TASK STATEMENT: Locate the string "with" throughout the material and copy every line in which it occurs.
___
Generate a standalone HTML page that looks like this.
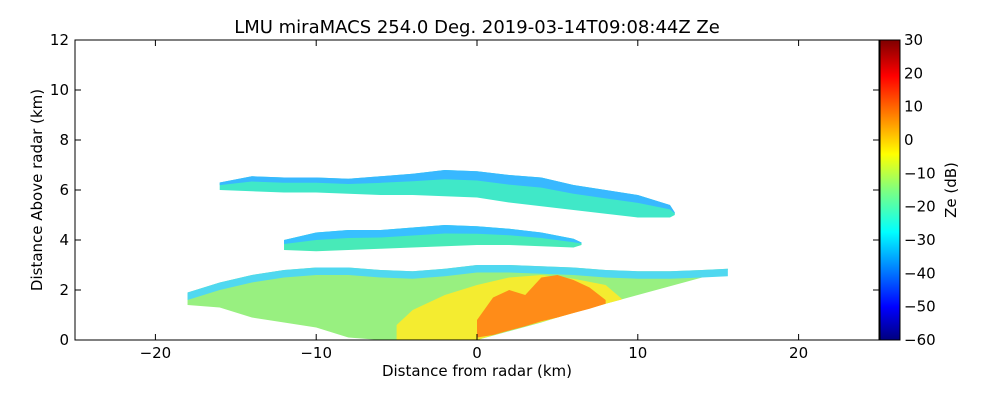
<!DOCTYPE html>
<html><head><meta charset="utf-8"><style>
body{margin:0;background:#fff;font-family:"Liberation Sans","DejaVu Sans",sans-serif}
svg text{font-family:"DejaVu Sans","Liberation Sans",sans-serif}
</style></head><body>
<svg id="c" width="1000" height="400">
<defs>
<linearGradient id="jet" x1="0" y1="1" x2="0" y2="0">
<stop offset="0" stop-color="#00007f"/><stop offset="0.11" stop-color="#0000ff"/>
<stop offset="0.36" stop-color="#00ffff"/><stop offset="0.5" stop-color="#7fff7f"/>
<stop offset="0.62" stop-color="#ffff00"/><stop offset="0.88" stop-color="#ff0000"/>
<stop offset="1" stop-color="#7f0000"/></linearGradient>
</defs>
<g id="marks"></g>
<rect x="75" y="40" width="804" height="300" fill="none" stroke="#000"/>
<g id="axes"></g>
<text x="477" y="33" font-size="18" text-anchor="middle">LMU miraMACS 254.0 Deg. 2019-03-14T09:08:44Z  Ze</text>
<text x="477" y="376" font-size="15" text-anchor="middle">Distance from radar (km)</text>
<text transform="translate(42,190) rotate(-90)" font-size="15" text-anchor="middle">Distance Above radar  (km)</text>
<rect x="880" y="40" width="20" height="300" fill="url(#jet)" stroke="#000"/>
<text transform="translate(956,190) rotate(-90)" font-size="15" text-anchor="middle">Ze (dB)</text>
</svg>
<script>
const xTicks=[-20,-10,0,10,20];
const yTicks=[0,2,4,6,8,10,12];
const cbTicks=[30,20,10,0,-10,-20,-30,-40,-50,-60];
const upX=[-16,-14,-12,-10,-8,-6,-4,-2,0,2,4,6,8,10,12,12.3];
const upBot=[6.0,5.95,5.9,5.9,5.85,5.8,5.8,5.75,5.7,5.5,5.35,5.2,5.05,4.9,4.9,5.0];
const upTop=[6.3,6.55,6.5,6.5,6.45,6.55,6.65,6.8,6.75,6.6,6.5,6.2,6.0,5.8,5.4,5.1];
const midX=[-12,-10,-8,-6,-4,-2,0,2,4,6,6.5];
const midBot=[3.6,3.55,3.6,3.65,3.7,3.75,3.8,3.8,3.75,3.7,3.8];
const midTop=[4.0,4.3,4.4,4.4,4.5,4.6,4.55,4.45,4.3,4.05,3.9];
const lowX=[-18,-16,-14,-12,-10,-8,-6,-4,-2,0,2,4,6,8,10,12,14,15.6];
const lowTop=[1.9,2.3,2.6,2.8,2.9,2.9,2.8,2.75,2.85,3.0,3.0,2.95,2.9,2.8,2.75,2.75,2.8,2.85];
const lowBot=[1.4,1.3,0.9,0.7,0.5,0.1,0,0,0,0,0.35,0.7,1.1,1.45,1.8,2.15,2.5,2.8];
const coreX=[-5,-4,-2,0,2,4,6,8,9];
const coreTop=[0.6,1.2,1.8,2.2,2.5,2.6,2.45,2.2,1.65];
const coreBot=[0,0,0,0,0.38,0.72,1.08,1.45,1.62];
const hotX=[0,1,2,3,4,5,6,7,8];
const hotTop=[0.8,1.7,2.0,1.8,2.5,2.6,2.4,2.1,1.6];
const hotBot=[0.1,0.2,0.38,0.55,0.75,0.9,1.08,1.25,1.45];
const X=v=>477+v*16.08, Y=v=>340-v*25, C=v=>340-(v+60)/90*300;
const NS='http://www.w3.org/2000/svg';
const marks=document.getElementById('marks'), axes=document.getElementById('axes');
function mk(p,t,a){const e=document.createElementNS(NS,t);for(const k in a)e.setAttribute(k,a[k]);p.appendChild(e);return e;}
function band(xs,bot,top,fill,name){
  let pts=xs.map((x,i)=>X(x)+','+Y(top[i]));
  for(let i=xs.length-1;i>=0;i--)pts.push(X(xs[i])+','+Y(bot[i]));
  const e=mk(marks,'polygon',{points:pts.join(' '),fill:fill});
  
  
}
band(upX,upBot,upTop,'#40e8c8','upper-cloud-layer');
band(upX,upBot.map((b,i)=>b+(upTop[i]-b)*0.65),upTop,'#38b8ff','upper-cloud-top');
band(midX,midBot,midTop,'#48eab8','middle-cloud-layer');
band(midX,midBot.map((b,i)=>b+(midTop[i]-b)*0.6),midTop,'#38c0ff','middle-cloud-top');
band(lowX,lowBot,lowTop,'#98f080','lower-cloud-layer');
band(lowX,lowTop.map(t=>t-0.3),lowTop,'#50d8f0','lower-cloud-top');
band(coreX,coreBot,coreTop,'#f4ec30','yellow-core');
band(hotX,hotBot,hotTop,'#ff8c18','orange-core');
xTicks.forEach(v=>{const x=X(v);
  mk(axes,'line',{x1:x,x2:x,y1:340,y2:334,stroke:'#000'});mk(axes,'line',{x1:x,x2:x,y1:40,y2:46,stroke:'#000'});
  const t=mk(axes,'text',{x:x,y:358,'font-size':15,'text-anchor':'middle'});t.textContent=v<0?'\u2212'+(-v):v;
  
  });
yTicks.forEach(v=>{const y=Y(v);
  mk(axes,'line',{x1:75,x2:81,y1:y,y2:y,stroke:'#000'});mk(axes,'line',{x1:879,x2:873,y1:y,y2:y,stroke:'#000'});
  const t=mk(axes,'text',{x:69,y:y+5,'font-size':15,'text-anchor':'end'});t.textContent=v;
  
  });
cbTicks.forEach(v=>{const y=C(v);
  mk(axes,'line',{x1:895,x2:900,y1:y,y2:y,stroke:'#000'});
  const t=mk(axes,'text',{x:904,y:y+5,'font-size':15});t.textContent=v<0?'\u2212'+(-v):v;
  
  });
</script>
</body></html>
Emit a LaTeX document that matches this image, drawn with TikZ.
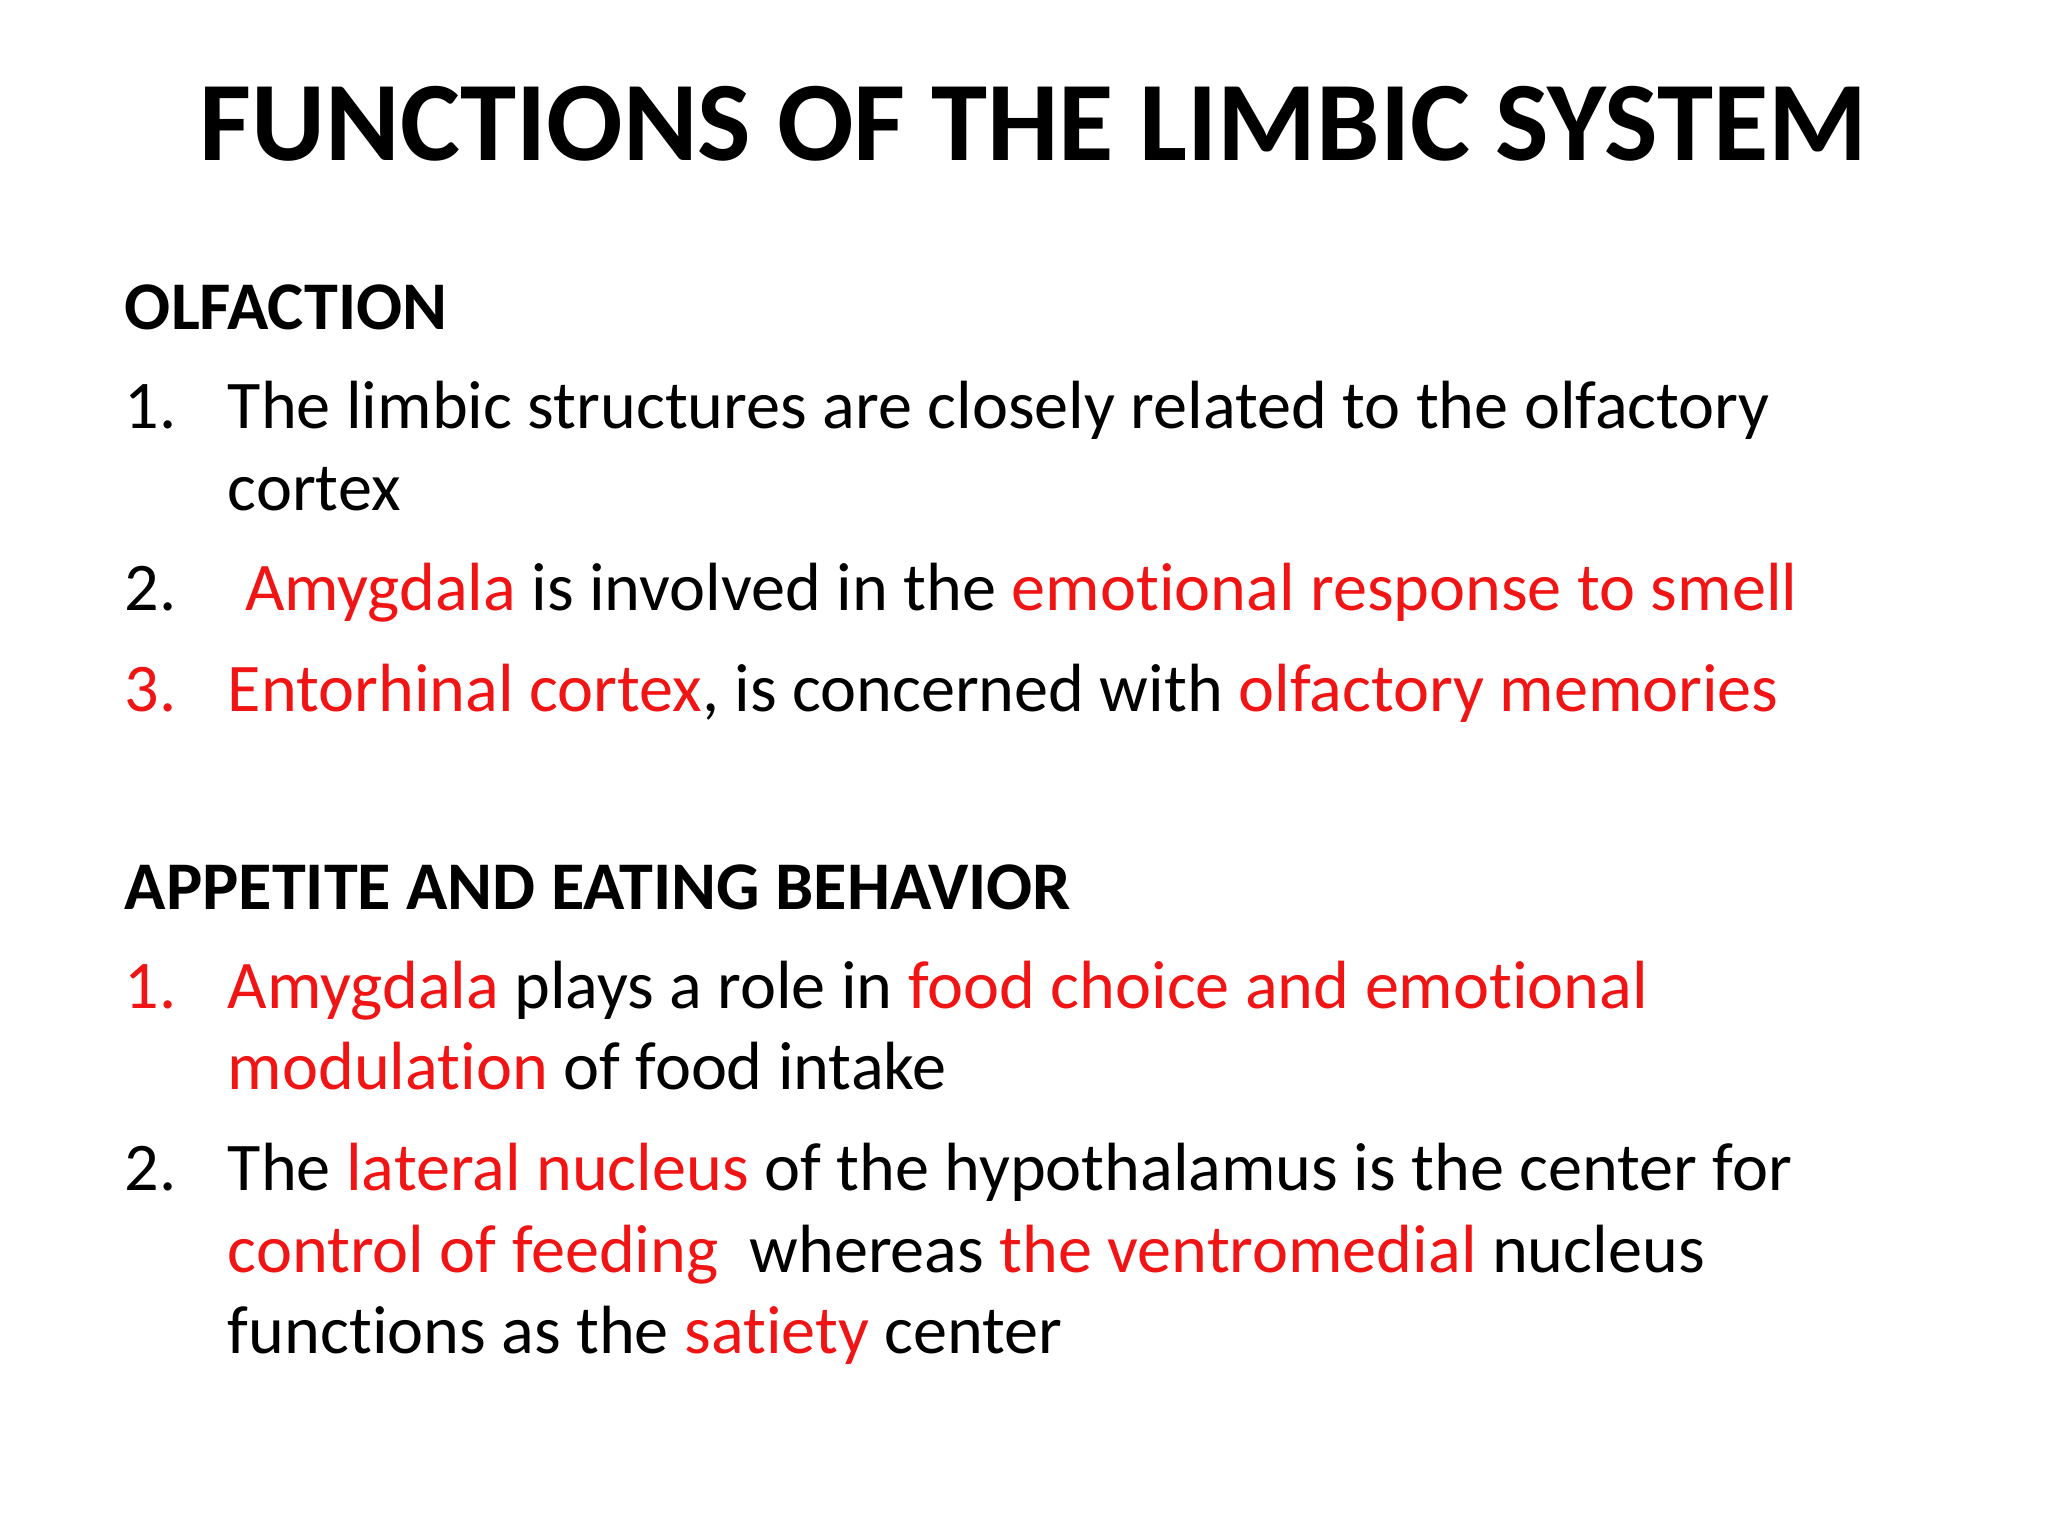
\documentclass[tikz,border=0pt]{standalone}
\usepackage{fontspec}
\setmainfont[Ligatures={NoCommon,NoRequired,NoContextual,NoDiscretionary}]{Carlito}
\definecolor{rd}{RGB}{240,20,20}
\begin{document}
\begin{tikzpicture}[x=0.01cm,y=-0.01cm,
  ln/.style={anchor=base west,inner sep=0pt,font=\fontsize{14.7pt}{18pt}\selectfont}]
\useasboundingbox (0,0) rectangle (1552,1164);
\node[anchor=base,inner sep=0pt,font=\fontsize{24.4pt}{30pt}\selectfont\bfseries] (title) at (783,122) {FUNCTIONS OF THE LIMBIC SYSTEM};
\node[ln,font=\fontsize{14.7pt}{18pt}\selectfont\bfseries] (h1) at (94,250) {OLFACTION};
\node[ln] (n1) at (94,325) {1.};
\node[ln] (t1) at (172,325) {The limbic structures are closely related to the olfactory};
\node[ln] (t1b) at (172,387) {cortex};
\node[ln] (n2) at (94,463) {2.};
\node[ln] (t2) at (185,463) {\textcolor{rd}{Amygdala} is involved in the \textcolor{rd}{emotional response to smell}};
\node[ln,text=rd] (n3) at (94,539) {3.};
\node[ln] (t3) at (172,539) {\textcolor{rd}{Entorhinal cortex}, is concerned with \textcolor{rd}{olfactory memories}};
\node[ln,font=\fontsize{14.7pt}{18pt}\selectfont\bfseries] (h2) at (94,689) {APPETITE AND EATING BEHAVIOR};
\node[ln,text=rd] (m1) at (94,764) {1.};
\node[ln] (u1) at (172,764) {\textcolor{rd}{Amygdala} plays a role in \textcolor{rd}{food choice and emotional}};
\node[ln] (u1b) at (172,826) {\textcolor{rd}{modulation} of food intake};
\node[ln] (m2) at (94,902) {2.};
\node[ln] (u2) at (172,902) {The \textcolor{rd}{lateral nucleus} of the hypothalamus is the center for};
\node[ln] (u2b) at (172,964) {\textcolor{rd}{control of feeding}\ \ whereas \textcolor{rd}{the ventromedial} nucleus};
\node[ln] (u2c) at (172,1026) {functions as the \textcolor{rd}{satiety} center};
\end{tikzpicture}
\end{document}
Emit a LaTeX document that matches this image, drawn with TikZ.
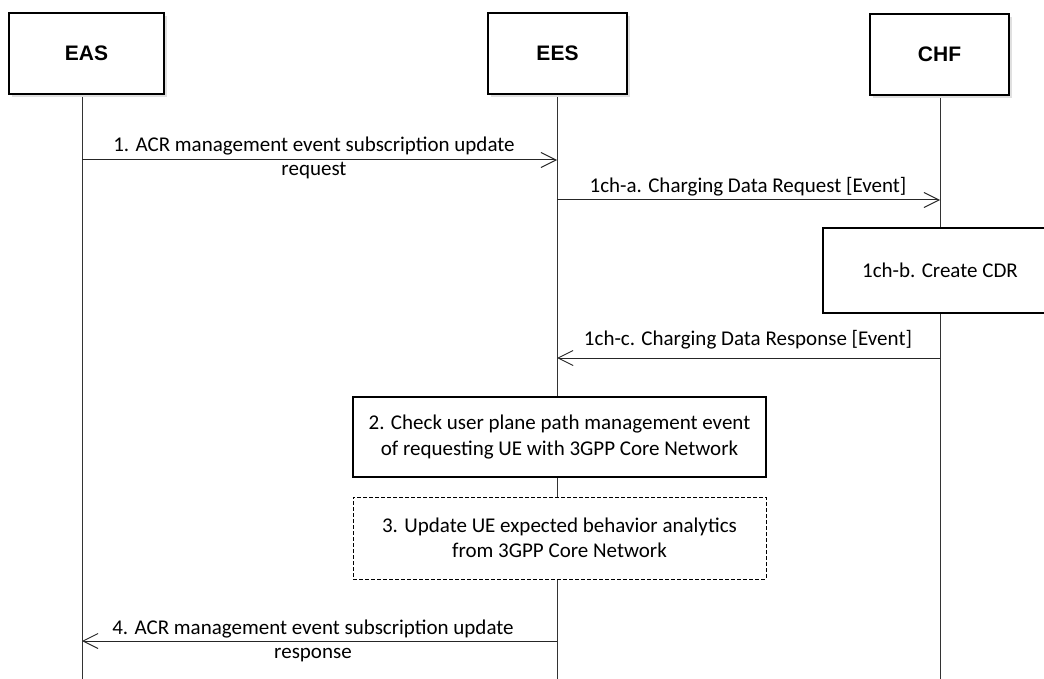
\documentclass[tikz,border=0pt]{standalone}
\usepackage{fontspec}
\setmainfont{Carlito}
\newfontfamily\headfont{Liberation Sans}
\usetikzlibrary{arrows.meta,shadows}

\tikzset{
  lane/.style={line width=1pt,draw=black!80},
  head/.style={draw,line width=1.3pt,fill=white,inner sep=0pt,
    minimum width=139pt,minimum height=81pt,
    font=\headfont\bfseries\fontsize{21}{25}\selectfont,
    general shadow={fill=black!12,shadow xshift=3pt,shadow yshift=-3pt}},
  act/.style={draw,line width=1.1pt,fill=white,align=center,inner sep=0pt,
    minimum width=413pt,font=\fontsize{21}{25.5}\selectfont},
  msg/.style={line width=1pt,draw=black!85,
    -{Straight Barb[length=15pt,width=15pt,line width=1pt]}},
  txt/.style={align=center,inner sep=0pt,font=\fontsize{21}{24}\selectfont},
}

\begin{document}
\begin{tikzpicture}[x=1pt,y=-1pt]
\useasboundingbox (0,0) rectangle (1044,679);
\clip (0,0) rectangle (1044,679);

% lifelines
\coordinate (cEasTopPt) at (82,94);
\coordinate (cEasEndPt) at (82,679);
\coordinate (cEesTopPt) at (557,94);
\coordinate (cEesEndPt) at (557,679);
\coordinate (cChfTopPt) at (940,94);
\coordinate (cChfEndPt) at (940,679);

\foreach \v/\u in {cEasTopPt/cEasEndPt,cEesTopPt/cEesEndPt,cChfTopPt/cChfEndPt}
{
    \draw[lane] (\v) -- (\u);
};

\node[head,minimum width=155pt] (eas) at (86.5,53.5) {EAS};
\node[head] (ees) at (557.5,53.5) {EES};
\node[head] (chf) at (939.5,54.5) {CHF};

% message end points
\coordinate (cM1aPt) at (82,160);
\coordinate (cM1bPt) at (557,160);
\coordinate (cM2aPt) at (557,200);
\coordinate (cM2bPt) at (940,200);
\coordinate (cM3aPt) at (940,358);
\coordinate (cM3bPt) at (557,358);
\coordinate (cM4aPt) at (557,641);
\coordinate (cM4bPt) at (82,641);

\foreach \v/\u in {cM1aPt/cM1bPt,cM2aPt/cM2bPt,cM3aPt/cM3bPt,cM4aPt/cM4bPt}
{
    \draw[msg] (\v) -- (\u);
};

\node[txt] (lblReq) at (314,158) {1. ACR management event subscription update\\request};
\node[txt] (lblCdrReq) at (748,187) {1ch-a. Charging Data Request [Event]};
\node[txt] (lblCdrRsp) at (748,340) {1ch-c. Charging Data Response [Event]};
\node[txt] (lblRsp) at (313,641) {4. ACR management event subscription update\\response};

\node[act,minimum width=234pt,minimum height=85pt] (cdr) at (940,270.5) {1ch-b. Create CDR};
\node[act,minimum height=80pt] (chk) at (559.5,437)
    {2. Check user plane path management event\\of requesting UE with 3GPP Core Network};
\node[act,minimum height=82pt,line width=0.9pt,dash pattern=on 4pt off 2pt] (upd) at (559.5,538)
    {3. Update UE expected behavior analytics\\from 3GPP Core Network};

\end{tikzpicture}
\end{document}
___
RESPONSE TO THIS TASK:
Emit a LaTeX document that matches this image, drawn with TikZ.
\node[ln] (t3) at (172,539) {\textcolor{rd}{Entorhinal cortex}, is concerned with \textcolor{rd}{olfactory memories}};
Emit a LaTeX document that matches this image, drawn with TikZ.
    {2. Check user plane path management event\\of requesting UE with 3GPP Core Network};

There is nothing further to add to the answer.